Kemenkes Jelaskan Uji Klinis Alkes untuk Corona

 Kementerian Kesehatan (Kemenkes) merespons permintaan Menteri Riset dan Teknologi (Menristek) Bambang Brodjonegoro terkait relaksasi aturan dan uji klinis alat kesehatan (alkes) yang berkaitan dengan penanganan virus Corona. Kemenkes menyebut uji klinis untuk alkes akan dilakukan dalam waktu 2 hari.
"Khusus untuk uji klinis, uji klinis ini adalah satu percobaan yang dilakukan kepada pasien langsung. Jadi sebelum uji klinis sudah ada uji performance, tetapi itu dari BPFK, tidak pada pasien, jadi hanya melihat mesinnya saja. Uji klinis ini dilakukan langsung pengujian kepada pasien, dan direncanakan sekitar 20-30 pasien dan rencananya memang hanya 2 hari," kata Direktur Jenderal Kefarmasian dan Alat Kesehatan (Dirjen Farmalkes) Kemenkes, Engko Sosialine Magdalene, dalam rapat gabungan virtual DPR RI, Selasa (5/5/2020).

Terkait uji klinis ventilator dari ITB yang juga sempat disinggung Bambang, Magdalene menyatakan ventilator itu akan digunakan di Rumah Sakit Darurat Wisma Atlet. Ia memastikan proses 2 hari uji klinis untuk memastikan keamanan penggunaan alat tersebut pada pasien.

"Kemarin sudah mulai hari Minggu uji klinis, tetapi dari Tim ITB belum mendapatkan pasien sesuai dengan kriteria inklusi yang dibuat oleh Tim ITB, sehingga kami mendapatkan kabar terakhir kemarin sore bahwa sudah didapat pasien dan akan dilakukan di Rumah Sakit Wisma Atlet," ujar Magdalene.

"Jadi kami laporkan di sini, kalau dapat pasien langsung hanya 2 hari prosesnya. Jadi untuk melihat keamanan penggunaannya pada pasien langsung gitu," imbuhnya.

Sementara itu, Sekjen Kemenkes Oscar Primadi mengatakan sudah ada 8 alat kesehatan yang dilakukan uji performance di Balai Pengamanan Fasilitas Kesehatan (BPFK).
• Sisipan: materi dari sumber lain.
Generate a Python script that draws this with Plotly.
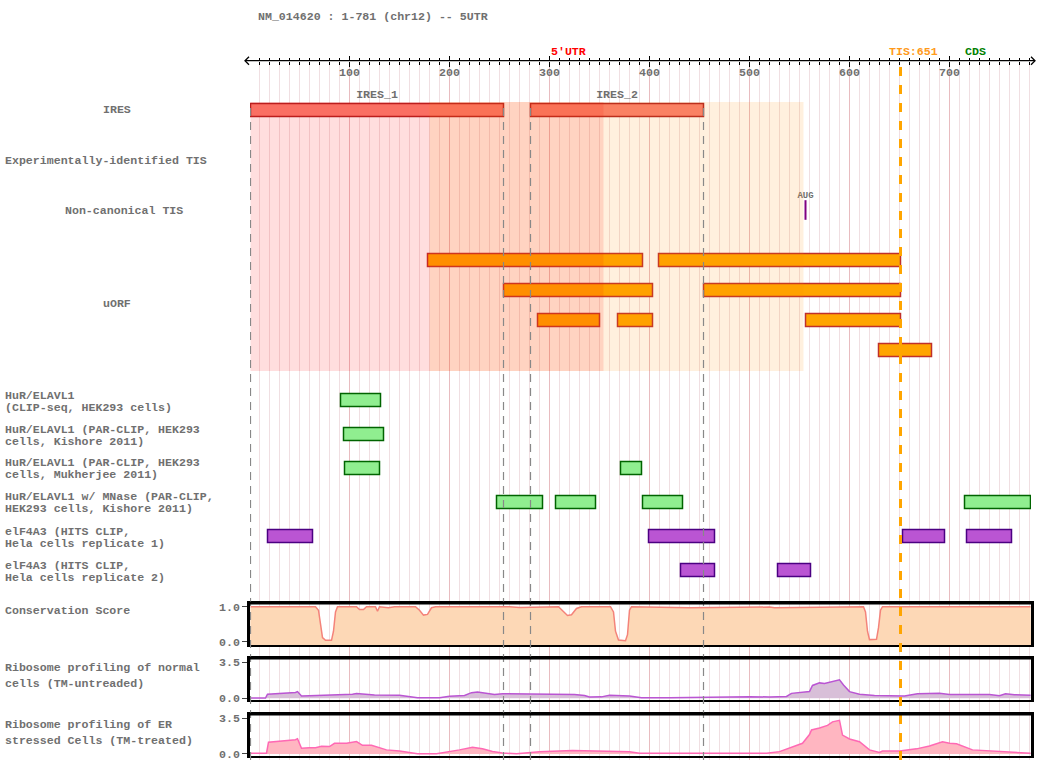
import plotly.graph_objects as go

# ---- data (nucleotide positions, 1-based) ----
transcript_len = 781
tis_pos = 651
title_text = "NM_014620 : 1-781 (chr12) -- 5UTR"

ires_names = ["IRES_1", "IRES_2"]
ires_start = [1, 281]
ires_end = [254, 454]

# shaded regions behind the feature tracks
shade_start = [1, 180]
shade_end = [354, 554]

uorf_rows = [
    [(178, 393), (409, 651)],
    [(254, 403), (454, 651)],
    [(288, 350), (368, 403), (556, 651)],
    [(629, 682)],
]

aug_pos = [556]

hur_clip = [(91, 131)]
hur_par_kishore = [(94, 134)]
hur_par_mukherjee = [(95, 130), (371, 392)]
hur_mnase = [(247, 293), (306, 346), (393, 433), (715, 781)]
eif_rep1 = [(18, 63), (399, 465), (653, 695), (717, 762)]
eif_rep2 = [(431, 465), (528, 561)]

cons_pos = [1, 66, 69, 71, 73, 76, 82, 84, 86, 88, 107, 110, 114, 117, 126, 128, 130, 139, 145,
            166, 170, 174, 178, 182, 186, 260, 270, 309, 313, 318, 322, 327, 332, 361, 364, 366,
            369, 376, 378, 380, 382, 430, 440, 520, 525, 614, 616, 618, 620, 627, 629, 631, 633, 781]
cons_val = [1.0, 1.0, 0.9, 0.5, 0.12, 0.04, 0.04, 0.3, 0.85, 1.0, 1.0, 0.92, 0.92, 1.0, 1.0, 0.87, 1.0, 0.97, 1.0,
            1.0, 0.9, 0.76, 0.78, 0.97, 1.0, 1.0, 0.98, 1.0, 0.9, 0.75, 0.77, 0.95, 1.0, 1.0, 0.85, 0.3,
            0.05, 0.03, 0.2, 0.9, 1.0, 0.99, 0.97, 0.99, 0.97, 1.0, 0.85, 0.3, 0.06, 0.07, 0.4, 0.9, 1.0, 1.0]

ribo_pos = [1, 16, 18, 30, 46, 48, 52, 60, 75, 95, 103, 107, 115, 125, 150, 163, 168, 190, 200, 215,
            222, 228, 238, 245, 253, 270, 285, 300, 325, 335, 340, 352, 360, 380, 392, 420, 440, 447,
            470, 500, 520, 537, 542, 555, 560, 563, 570, 575, 583, 590, 594, 600, 610, 625, 655, 668,
            690, 700, 740, 750, 756, 765, 781]
ribo_normal = [0.02, 0.02, 0.4, 0.45, 0.57, 0.65, 0.22, 0.25, 0.3, 0.35, 0.4, 0.47, 0.38, 0.32, 0.3, 0.16,
               0.06, 0.05, 0.2, 0.28, 0.55, 0.62, 0.45, 0.38, 0.45, 0.45, 0.38, 0.4, 0.38, 0.28, 0.12,
               0.14, 0.3, 0.22, 0.05, 0.05, 0.08, 0.12, 0.18, 0.16, 0.13, 0.18, 0.48, 0.6, 0.65, 1.25,
               1.5, 1.45, 1.65, 1.8, 1.3, 0.65, 0.4, 0.28, 0.22, 0.45, 0.5, 0.38, 0.38, 0.25, 0.45,
               0.35, 0.3]

stress_pos = [1, 17, 19, 30, 46, 48, 52, 60, 66, 72, 80, 85, 97, 107, 113, 122, 130, 137, 150, 163,
              168, 187, 200, 210, 223, 233, 243, 253, 267, 290, 323, 357, 380, 390, 517, 530, 540,
              553, 560, 562, 570, 578, 583, 590, 593, 600, 610, 620, 630, 633, 650, 667, 680, 693,
              700, 707, 723, 740, 757, 781]
ribo_stress = [0.07, 0.07, 1.15, 1.25, 1.4, 1.5, 0.56, 0.6, 0.62, 0.75, 0.73, 1.05, 1.05, 1.22, 0.85,
               0.85, 0.58, 0.4, 0.3, 0.15, 0.02, 0.02, 0.22, 0.4, 0.65, 0.5, 0.25, 0.1, 0.02, 0.22,
               0.33, 0.3, 0.22, 0.07, 0.07, 0.23, 0.56, 1.05, 1.9, 2.35, 2.55, 2.8, 3.15, 3.3, 1.85,
               1.47, 1.2, 0.4, 0.15, 0.29, 0.3, 0.5, 0.78, 1.2, 1.05, 1.0, 0.4, 0.3, 0.16, 0.07]

# ---- layout helpers (page pixels -> paper) ----
W, H = 1050, 768
L, R = 250, 19
PW = W - L - R


def px(x):
    return (x - L) / PW


def py(y):
    return 1 - y / H


FONT = "Liberation Mono"
GRAY = "#707070"
XR = [0.5, transcript_len + 0.5]
BAR_H = 6.5

# track centre rows (main axis is in page-pixel rows)
Y_IRES = 110
Y_UORF = [260, 290, 320, 350]
Y_AUG = 210
tracks = [
    (400, hur_clip, "#90ee90", "#006400"),
    (434, hur_par_kishore, "#90ee90", "#006400"),
    (468, hur_par_mukherjee, "#90ee90", "#006400"),
    (502, hur_mnase, "#90ee90", "#006400"),
    (536, eif_rep1, "#ba55d3", "#4b0082"),
    (570, eif_rep2, "#ba55d3", "#4b0082"),
]

fig = go.Figure()

# ---- bottom panels ----
fig.add_trace(go.Scatter(x=[XR[0], XR[1]], y=[-0.094, -0.094], mode="lines", line=dict(width=0),
                         xaxis="x2", yaxis="y2", showlegend=False, hoverinfo="skip"))
fig.add_trace(go.Scatter(x=cons_pos, y=cons_val, mode="lines", fill="tonexty",
                         fillcolor="#fdd8b6", line=dict(color="#f4837a", width=1.5),
                         xaxis="x2", yaxis="y2", showlegend=False))
fig.add_trace(go.Scatter(x=ribo_pos, y=ribo_normal, mode="lines", fill="tozeroy",
                         fillcolor="#d8bfd8", line=dict(color="#ba55d3", width=1.5),
                         xaxis="x3", yaxis="y3", showlegend=False))
fig.add_trace(go.Scatter(x=stress_pos, y=ribo_stress, mode="lines", fill="tozeroy",
                         fillcolor="#ffb6c1", line=dict(color="#ff69b4", width=1.5),
                         xaxis="x4", yaxis="y4", showlegend=False))

# ---- IRES labels and AUG mark ----
fig.add_trace(go.Scatter(x=[(s + e) / 2 for s, e in zip(ires_start, ires_end)],
                         y=[Y_IRES - 15] * len(ires_names), mode="text", text=ires_names,
                         textfont=dict(family=FONT, size=11.6, color=GRAY, weight="bold"),
                         showlegend=False, hoverinfo="skip"))
fig.add_trace(go.Scatter(x=aug_pos, y=[Y_AUG] * len(aug_pos), mode="markers+text", text=["AUG"],
                         textposition="top center",
                         textfont=dict(family=FONT, size=9, color=GRAY, weight="bold"),
                         marker=dict(symbol="line-ns", size=14, line=dict(color="purple", width=2)),
                         xaxis="x5", yaxis="y", showlegend=False))

shapes = []


def bar(x0, x1, yc, fill, edge, lw=1.5):
    shapes.append(dict(type="rect", xref="x", yref="y", x0=x0, x1=x1, y0=yc - BAR_H, y1=yc + BAR_H,
                       fillcolor=fill, line=dict(color=edge, width=lw), layer="above"))


for s, e in zip(ires_start, ires_end):
    bar(s, e, Y_IRES, "#fa8072", "#b22222")
for yc, row in zip(Y_UORF, uorf_rows):
    for s, e in row:
        bar(s, e, yc, "#ffa500", "#c0302a")
for yc, feats, fill, edge in tracks:
    for s, e in feats:
        bar(s, e, yc, fill, edge)

# shaded regions
shapes.append(dict(type="rect", xref="x", yref="y", x0=shade_start[0], x1=shade_end[0], y0=102, y1=371,
                   fillcolor="rgba(255,0,0,0.13)", line=dict(width=0), layer="above"))
shapes.append(dict(type="rect", xref="x", yref="y", x0=shade_start[1], x1=shade_end[1], y0=102, y1=371,
                   fillcolor="rgba(255,140,0,0.13)", line=dict(width=0), layer="above"))

# IRES boundary dashed lines
for xb in sorted(set(ires_start + ires_end)):
    shapes.append(dict(type="line", xref="x", yref="paper", x0=xb, x1=xb, y0=py(760), y1=py(102),
                       line=dict(color="#888888", width=1.2, dash="8px,6px"), layer="above"))
# TIS line
shapes.append(dict(type="line", xref="x", yref="paper", x0=tis_pos, x1=tis_pos, y0=py(760), y1=py(61),
                   line=dict(color="#ffa500", width=3, dash="9px,9px"), layer="above"))

# axis line with arrows
ya = py(60.7)
shapes.append(dict(type="line", xref="paper", yref="paper", x0=px(245), x1=px(1035), y0=ya, y1=ya,
                   line=dict(color="black", width=1.3)))
for tip, back in [(245, 249), (1035, 1031)]:
    shapes.append(dict(type="path", xref="paper", yref="paper",
                       path=f"M {px(back)} {ya + 4 / H} L {px(tip)} {ya} L {px(back)} {ya - 4 / H}",
                       line=dict(color="black", width=1.3)))

# thicker top edge on each panel
for top in (603, 658, 714):
    shapes.append(dict(type="line", xref="paper", yref="paper", x0=0, x1=1, y0=py(top), y1=py(top),
                       line=dict(color="black", width=3)))

# (text, left x px, line centre y px, colour)
labels = [
    ("IRES", 101, 110),
    ("Experimentally-identified TIS", 3, 160),
    ("Non-canonical TIS", 63, 210),
    ("uORF", 101, 304),
    ("HuR/ELAVL1", 3, 395), ("(CLIP-seq, HEK293 cells)", 3, 407),
    ("HuR/ELAVL1 (PAR-CLIP, HEK293", 3, 429), ("cells, Kishore 2011)", 3, 441),
    ("HuR/ELAVL1 (PAR-CLIP, HEK293", 3, 462.5), ("cells, Mukherjee 2011)", 3, 474.5),
    ("HuR/ELAVL1 w/ MNase (PAR-CLIP,", 3, 496.5), ("HEK293 cells, Kishore 2011)", 3, 508.5),
    ("elF4A3 (HITS CLIP,", 3, 531), ("Hela cells replicate 1)", 3, 543),
    ("elF4A3 (HITS CLIP,", 3, 565), ("Hela cells replicate 2)", 3, 577),
    ("Conservation Score", 3, 610),
    ("Ribosome profiling of normal", 3, 667), ("cells (TM-untreaded)", 3, 683),
    ("Ribosome profiling of ER", 3, 724.5), ("stressed Cells (TM-treated)", 3, 740.5),
]

ann_list = [dict(text=title_text, xref="paper", x=px(256), y=py(16), xanchor="left", color=GRAY)]
ann_list += [dict(text=t, xref="paper", x=px(x), y=py(y), xanchor="left", color=GRAY) for t, x, y in labels]
ann_list += [
    dict(text="5'UTR", xref="x", x=319, y=py(51), xanchor="center", color="red"),
    dict(text="TIS:651", xref="x", x=664, y=py(51), xanchor="center", color="#ff9a1a"),
    dict(text="CDS", xref="x", x=726, y=py(51), xanchor="center", color="green"),
]
annotations = []
for a in ann_list:
    color = a.pop("color")
    annotations.append(dict(yref="paper", showarrow=False, yanchor="middle",
                            font=dict(family=FONT, size=11.6, color=color, weight="bold"), **a))

tickfont = dict(family=FONT, size=11.6, color=GRAY, weight="bold")
grid_major = "#e8bcc0"
grid_minor = "#f0dfe2"


def panel_x(anchor):
    return dict(range=XR, anchor=anchor, showline=True, mirror=True, linecolor="black", linewidth=2,
                showticklabels=False, ticks="", showgrid=False, zeroline=False)


def panel_y(anchor, dom, rng, vals, labels):
    return dict(domain=[py(dom[1]), py(dom[0])], range=rng, anchor=anchor, showline=True, mirror=True,
                linecolor="black", linewidth=2.5, ticks="outside", ticklen=5, tickcolor="#444",
                tickvals=vals, ticktext=labels, tickfont=tickfont, showgrid=False, zeroline=False)


fig.update_layout(
    width=W, height=H,
    margin=dict(l=L, r=R, t=0, b=0),
    template="none",
    paper_bgcolor="white",
    plot_bgcolor="rgba(0,0,0,0)",
    showlegend=False,
    xaxis=dict(range=XR, anchor="free", position=ya, side="bottom", showline=False,
               tick0=0, dtick=100, ticks="outside", ticklen=5, tickwidth=1.2, tickcolor="black",
               ticklabelstandoff=-5,
               tickfont=tickfont, showgrid=True, gridcolor=grid_major, gridwidth=1, zeroline=False,
               minor=dict(dtick=10, tick0=0, ticks="outside", ticklen=3, tickwidth=1.2, tickcolor="black",
                          showgrid=True, gridcolor=grid_minor, gridwidth=1)),
    xaxis5=dict(range=XR, overlaying="x", anchor="free", position=ya, side="bottom", showline=False,
                tick0=0, dtick=100, ticks="inside", ticklen=5, tickwidth=1.2, tickcolor="black",
                showticklabels=False, showgrid=False, zeroline=False,
                minor=dict(dtick=10, tick0=0, ticks="inside", ticklen=3, tickwidth=1.2, tickcolor="black",
                           showgrid=False)),
    yaxis=dict(domain=[py(760), py(62)], range=[760, 62], visible=False, showgrid=False, zeroline=False),
    xaxis2=panel_x("y2"), xaxis3=panel_x("y3"), xaxis4=panel_x("y4"),
    yaxis2=panel_y("x2", (603, 645), [-0.094, 1.106], [0, 1], ["0.0", "1.0"]),
    yaxis3=panel_y("x3", (658, 700), [-0.165, 3.92], [0, 3.5], ["0.0", "3.5"]),
    yaxis4=panel_y("x4", (714, 756), [-0.2, 3.92], [0, 3.5], ["0.0", "3.5"]),
    shapes=shapes,
    annotations=annotations,
)

fig.write_html("out.html", config={"displayModeBar": False},
               post_script="document.body.style.margin='0';")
Satu di antaranya sudah masuk ke tahap uji klinis.

"Memang sudah ada 8 yang dilakukan uji performance di BPFK dan 2 sudah lolos, kemudian 1 sudah masuk ke tahap uji klinis. Uji klinis juga baru dilakukan pada hari libur kemarin, hari Jumat atau Sabtu kemarin, kemudian baru ada pasien beberapa hari ini. Kami sangat merespons, mendukung dari Kemenkes segala upaya untuk bisa menghasilkan produk dalam negeri," ujar Oscar.
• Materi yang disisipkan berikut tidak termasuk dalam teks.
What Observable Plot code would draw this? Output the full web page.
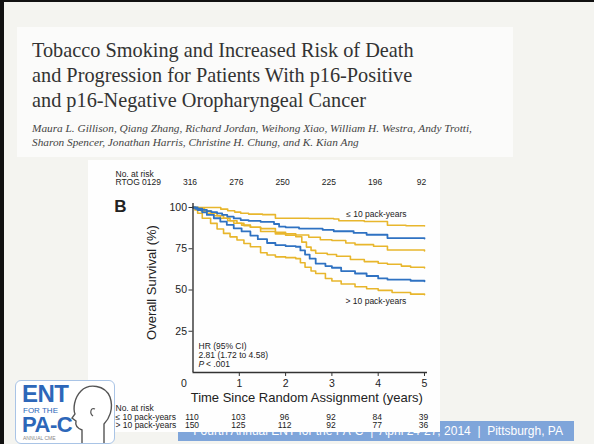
<!DOCTYPE html>
<html>
<head>
<meta charset="utf-8">
<script src="https://cdn.jsdelivr.net/npm/d3@7"></script>
<script src="https://cdn.jsdelivr.net/npm/@observablehq/plot@0.6"></script>
<style>
  html, body { margin: 0; padding: 0; }
  body { width: 594px; height: 444px; position: relative; overflow: hidden; background: #f4f4f0; font-family: "Liberation Sans", Arial, sans-serif; }
  .abs { position: absolute; }
  #title { left: 32px; top: 38px; font-family: "Liberation Serif", "Times New Roman", serif; font-size: 20.3px; line-height: 25px; color: #333; white-space: nowrap; }
  #authors { left: 32px; top: 121px; font-family: "Liberation Serif", "Times New Roman", serif; font-style: italic; font-size: 11.3px; line-height: 14px; color: #444; white-space: nowrap; }
  #footer { left: 178px; top: 421px; width: 396px; height: 20px; background: #7fa5da; }
  #footerText { right: 31px; top: 423px; color: #fff; font-size: 12px; line-height: 16px; white-space: nowrap; }
  #chartPanel { left: 88px; top: 160px; width: 352px; height: 272px; background: #fefefe; }
  #chart { left: 90px; top: 160px; }
  #logo { left: 15px; top: 380px; width: 98px; height: 62px; background: #fff; border: 1.5px solid #a9c4e6; border-radius: 6px; }
</style>
</head>
<body>
<div class="abs" style="left:0;top:0;width:4px;height:444px;background:#111"></div>
<div class="abs" style="left:0;top:0;width:594px;height:2px;background:#111"></div>
<div class="abs" style="left:17px;top:27px;width:496px;height:130px;background:#fbfbfa"></div>
<div id="title" class="abs">Tobacco Smoking and Increased Risk of Death<br>and Progression for Patients With p16-Positive<br>and p16-Negative Oropharyngeal Cancer</div>
<div id="authors" class="abs">Maura L. Gillison, Qiang Zhang, Richard Jordan, Weihong Xiao, William H. Westra, Andy Trotti,<br>Sharon Spencer, Jonathan Harris, Christine H. Chung, and K. Kian Ang</div>
<div id="footer" class="abs"></div>
<div id="footerText" class="abs">Fourth Annual ENT for the PA-C &nbsp;|&nbsp; April 24-27, 2014 &nbsp;|&nbsp; Pittsburgh, PA</div>
<div id="chartPanel" class="abs"></div>
<div id="chart" class="abs"></div>
<div id="logo" class="abs">
  <div class="abs" style="left:6px;top:1px;font:bold 24px/24px 'Liberation Sans',Arial,sans-serif;color:#2d67b9;letter-spacing:-0.5px">ENT</div>
  <div class="abs" style="left:7px;top:25px;font:8px/9px 'Liberation Sans',Arial,sans-serif;color:#2d67b9">FOR THE</div>
  <div class="abs" style="left:6px;top:33px;font:bold 22px/22px 'Liberation Sans',Arial,sans-serif;color:#2d67b9;letter-spacing:-0.5px">PA-C</div>
  <div class="abs" style="left:7px;top:54px;font:5px/6px 'Liberation Sans',Arial,sans-serif;color:#888">ANNUAL CME</div>
  <svg class="abs" style="left:54px;top:2px" width="44" height="60" viewBox="0 0 44 60">
    <path d="M12,60 L12,47 C7,45 5,42 6,38 L2,35 L5,31 C3,26 4,15 11,8 C19,0 35,2 40,14 C44,26 39,36 34,41 L34,60" fill="none" stroke="#555" stroke-width="1.4"/>
    <path d="M25,26 C21,24 19,30 23,33" fill="none" stroke="#555" stroke-width="1.2"/>
  </svg>
</div>
<script>
// ---- data ----
const years = [0, 1, 2, 3, 4, 5];
const riskRTOG = [316, 276, 250, 225, 196, 92];
const riskLe10 = [110, 103, 96, 92, 84, 39];
const riskGt10 = [150, 125, 112, 92, 77, 36];
const yTicks = [25, 50, 75, 100];
const xTicks = [1, 2, 3, 4, 5];

// <= 10 pack-years: survival and 95% CI bounds
const le10Upper = [[0,100],[0.5,100],[0.6,99],[0.75,98],[0.9,97.2],[1.03,96.5],[1.2,96],[1.5,95.7],[1.78,93.5],[2.5,93.3],[3.04,93],[3.15,92],[3.7,91.5],[4.2,89.2],[4.6,88.9],[5,88.8]];
const le10Surv  = [[0,100],[0.1,99.3],[0.2,98.6],[0.3,97.8],[0.4,97.2],[0.52,96.5],[0.63,95.5],[0.74,94.5],[0.88,93.4],[1.03,92.4],[1.2,91.9],[1.46,91.3],[1.75,90],[1.86,88.4],[2.0,88],[2.29,87.2],[2.8,86.5],[3.04,85.6],[3.47,84.6],[3.75,83.5],[4.2,81.5],[5,81.2]];
const le10Lower = [[0,100],[0.08,99],[0.18,97.8],[0.3,96.5],[0.45,95],[0.59,93.5],[0.75,92],[0.88,90.5],[1.05,89.3],[1.24,88],[1.46,87.2],[1.78,85],[2.0,84],[2.22,83.3],[2.5,82],[2.75,80.5],[3.0,80],[3.3,78.5],[3.5,77.5],[3.9,76.5],[4.2,74.2],[5,73.6]];
// > 10 pack-years
const gt10Upper = [[0,100],[0.12,99.2],[0.25,98],[0.38,96.5],[0.52,95],[0.66,93.5],[0.8,92],[0.95,90.5],[1.1,89],[1.24,88],[1.46,85.5],[1.78,84],[2.0,83.2],[2.22,82.3],[2.35,79],[2.45,76],[2.55,74],[2.65,72.3],[2.9,71.5],[3.1,70.5],[3.4,68.5],[3.7,67.2],[4.0,66.2],[4.2,65.6],[4.5,64.5],[4.7,63.8],[5,63.4]];
const gt10Surv  = [[0,100],[0.05,99.2],[0.1,98.5],[0.2,97],[0.3,95.5],[0.45,93.5],[0.59,91.5],[0.73,89.5],[0.88,87.4],[1.05,85.5],[1.24,83],[1.4,80.8],[1.6,78.5],[1.78,77.2],[2.0,76.6],[2.22,76.2],[2.32,74],[2.42,71.5],[2.52,69],[2.65,66],[2.86,64.5],[3.0,63.5],[3.2,61.5],[3.5,60],[3.75,58.5],[4.0,57],[4.2,56.3],[4.7,55.6],[5,55.3]];
const gt10Lower = [[0,100],[0.04,98.5],[0.1,96.5],[0.2,93.5],[0.38,90.4],[0.52,87],[0.66,84.3],[0.8,82.2],[0.95,80.3],[1.1,78.2],[1.24,76.2],[1.46,72.6],[1.6,71.2],[1.78,70.1],[2.0,69.6],[2.22,69],[2.32,66.5],[2.42,63.8],[2.55,61.5],[2.65,60],[2.86,57],[3.0,55.5],[3.2,53.6],[3.5,52],[3.75,50.8],[4.0,49.8],[4.3,48.5],[4.7,47.5],[5,47.1]];

const BLUE = "#2f72c2";
const YELLOW = "#e8b62c";
const INK = "#222";

const toRows = (arr, id) => arr.map(([t, v]) => ({t, v, id}));
const yellowRows = [...toRows(le10Upper, "a"), ...toRows(le10Lower, "b"), ...toRows(gt10Upper, "c"), ...toRows(gt10Lower, "d")];
const blueRows = [...toRows(le10Surv, "e"), ...toRows(gt10Surv, "f")];

const fs = 8.5;
const chart = Plot.plot({
  width: 360, height: 280,
  marginLeft: 102.5, marginTop: 47, marginRight: 23, marginBottom: 68,
  style: {fontFamily: "'Liberation Sans', Arial, sans-serif", color: INK, background: "transparent", overflow: "visible"},
  x: {domain: [0, 5.065]},
  y: {domain: [0, 100]},
  marks: [
    Plot.line(yellowRows, {x: "t", y: "v", z: "id", stroke: YELLOW, strokeWidth: 1.6, curve: "step-after"}),
    Plot.line(blueRows, {x: "t", y: "v", z: "id", stroke: BLUE, strokeWidth: 1.8, curve: "step-after"}),
    Plot.ruleX([0], {y1: 0, y2: 102.5, stroke: "#333", strokeWidth: 1.4}),
    Plot.ruleY([0], {stroke: "#333", strokeWidth: 1.4}),
    Plot.axisY(yTicks, {tickSize: 4, tickPadding: 2, fontSize: 10.5, label: null, stroke: "#333"}),
    Plot.axisX(xTicks, {tickSize: 4, tickPadding: 3, fontSize: 10.5, label: null, stroke: "#333"}),
    Plot.text([0], {x: d => d, frameAnchor: "bottom", dy: 11, dx: -9, text: d => String(d), fontSize: 10.5, lineAnchor: "middle", textAnchor: "middle"}),
    // axis titles
    Plot.text(["Time Since Random Assignment (years)"], {frameAnchor: "bottom", dy: 25.5, dx: -3.5, text: d => d, fontSize: 13, lineAnchor: "middle", textAnchor: "middle"}),
    Plot.text(["Overall Survival (%)"], {frameAnchor: "left", dx: -41, dy: -7.5, text: d => d, fontSize: 13, rotate: -90, lineAnchor: "middle", textAnchor: "middle"}),
    Plot.text(["B"], {frameAnchor: "top-left", dx: -72.5, dy: -0.5, text: d => d, fontSize: 17, fontWeight: "bold", lineAnchor: "middle", textAnchor: "middle"}),
    // top risk table
    Plot.text(["No. at risk"], {frameAnchor: "top-left", dx: -77.5, dy: -33.5, text: d => d, fontSize: fs, lineAnchor: "middle", textAnchor: "start"}),
    Plot.text(["RTOG 0129"], {frameAnchor: "top-left", dx: -77.5, dy: -25.5, text: d => d, fontSize: fs, lineAnchor: "middle", textAnchor: "start"}),
    Plot.text(years, {x: d => d, frameAnchor: "top", dy: -25, dx: -3, text: (d, i) => riskRTOG[i], fontSize: fs, lineAnchor: "middle", textAnchor: "middle"}),
    // bottom risk table
    Plot.text(["No. at risk"], {frameAnchor: "bottom-left", dx: -77.5, dy: 36, text: d => d, fontSize: fs, lineAnchor: "middle", textAnchor: "start"}),
    Plot.text(["≤ 10 pack-years"], {frameAnchor: "bottom-left", dx: -77.5, dy: 44.5, text: d => d, fontSize: fs, lineAnchor: "middle", textAnchor: "start"}),
    Plot.text(["> 10 pack-years"], {frameAnchor: "bottom-left", dx: -77.5, dy: 53, text: d => d, fontSize: fs, lineAnchor: "middle", textAnchor: "start"}),
    Plot.text(years, {x: d => d, frameAnchor: "bottom", dy: 44.5, dx: -1, text: (d, i) => riskLe10[i], fontSize: fs, lineAnchor: "middle", textAnchor: "middle"}),
    Plot.text(years, {x: d => d, frameAnchor: "bottom", dy: 53, dx: -1, text: (d, i) => riskGt10[i], fontSize: fs, lineAnchor: "middle", textAnchor: "middle"}),
    // curve labels
    Plot.text(["≤ 10 pack-years"], {x: 3.96, y: 95.6, text: d => d, fontSize: 8.5, lineAnchor: "middle", textAnchor: "middle"}),
    Plot.text(["> 10 pack-years"], {x: 3.95, y: 43, text: d => d, fontSize: 8.5, lineAnchor: "middle", textAnchor: "middle"}),
    // HR box
    Plot.text(["HR (95% CI)"], {frameAnchor: "bottom-left", dx: 5.5, dy: -26, text: d => d, fontSize: 8.5, lineAnchor: "middle", textAnchor: "start"}),
    Plot.text(["2.81 (1.72 to 4.58)"], {frameAnchor: "bottom-left", dx: 5.5, dy: -17, text: d => d, fontSize: 8.5, lineAnchor: "middle", textAnchor: "start"}),
    Plot.text(["P"], {frameAnchor: "bottom-left", dx: 5.5, dy: -8, text: d => d, fontSize: 8.5, fontStyle: "italic", lineAnchor: "middle", textAnchor: "start"}),
    Plot.text(["< .001"], {frameAnchor: "bottom-left", dx: 13, dy: -8, text: d => d, fontSize: 8.5, lineAnchor: "middle", textAnchor: "start"})
  ]
});
document.getElementById("chart").appendChild(chart);
</script>
</body>
</html>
Sebelumnya, dalam rapat gabungan virtual DPR RI, Menristek/Kepala BRIN Bambang Brodjonegoro meminta adanya relaksasi aturan ataupun uji klinis untuk alat kesehatan (alkes) yang berkaitan dengan penanganan virus Corona. Bambang meminta relaksasi itu karena saat ini Indonesia berada dalam situasi darurat.

Untuk bisa memenuhi syarat pengujian, Bambang meminta adanya relaksasi dari Kemenkes tanpa mengorbankan unsur keselamatan (safety). Bambang menyebut permintaan itu sudah direspons Menkes Terawan Agus Putranto yang menjanjikan adanya SOP sebagai pengganti aturan yang sudah ada.

Bambang juga menyoroti perlunya protokol khusus pengujian dalam keadaan darurat. Ia mencontohkan uji ventilator yang sudah diproduksi diharapkan tidak memakan waktu yang lama.

"Perlunya protokol khusus pengujian dalam keadaan darurat. Dalam pengertian kita tidak relaksasi dalam konteks safety-nya, tapi dalam waktunya. Karena misalkan uji klinis dari ventilator ini bisa menghabiskan waktu yang cukup lama. Kenapa? Karena tergantung pemakaian dari ventilator tersebut. Informasi yang kami terima, ventilator ITB itu sudah dibagikan kalau tidak salah 11 rumah sakit sejak minggu lalu, namun sampai kemarin informasinya belum ada satu pun yang diuji atau dipakai, karena memang belum ada pasien yang membutuhkan. Tentunya kami membutuhkan relaksasi dari Kemenkes bagaimana sebaiknya agar uji klinis ventilator ini tidak memakan waktu yang terlalu lama," tutur Bambang.